To Van Dyke, it seems a futile gesture. After all, what person is likely to immediately call a law enforcement agency after being told he or she is to be served with a court order?
Trombi says he is glad to know that not one, but two, business cards were left at Van Dyke's apartment.
"That shows we're being diligent," he says.
Had a third try to find Van Dyke's boyfriend failed, or had he not returned any of the requests to contact a deputy, Trombi says her protection order would have been returned to the sheriff's administrative staff and given back to Van Dyke to be resubmitted.
"Three times," Trombi says, "has been determined to be due diligence."

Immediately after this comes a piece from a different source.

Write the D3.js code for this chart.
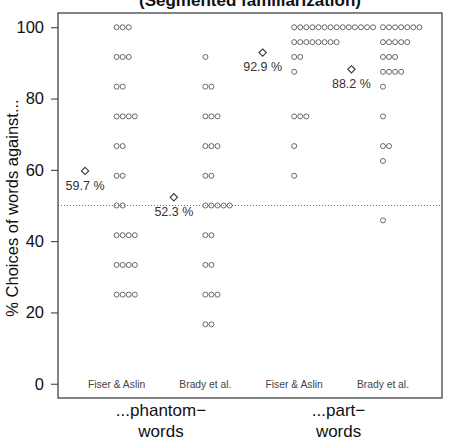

For Van Dyke, the business cards represent a frightening lack of sympathy. She cannot help but think that no one cared about her situation, even though her court papers specifically say that her boyfriend, a large man at 6-foot-6, 240 pounds, allegedly beat her child.

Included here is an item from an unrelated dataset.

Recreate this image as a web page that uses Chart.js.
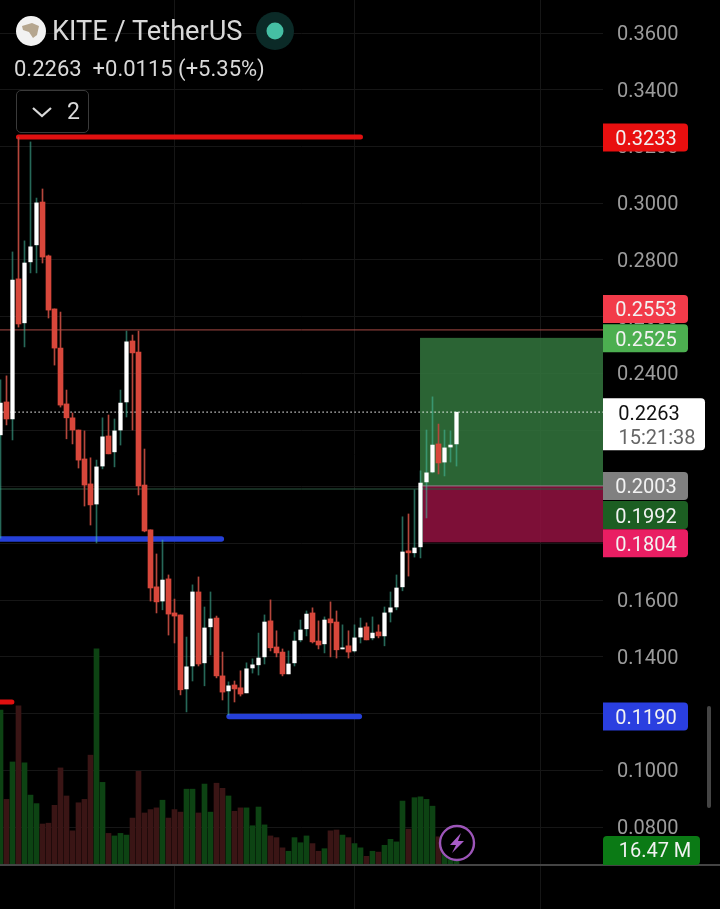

The boyfriend, Shannon Partridge, says he never saw a business card from the sheriff's office. He is more upset that the Superior Court judge required him, in the protection order, to turn over his firearms and ammunition to Mesa police.
He disputes Van Dyke's claim that he injured her daughter. He was not arrested, and no charges have been filed.
"They [Mesa police] asked me if I disciplined her," Partridge says. "Yes, I have disciplined her, but I never beat a kid."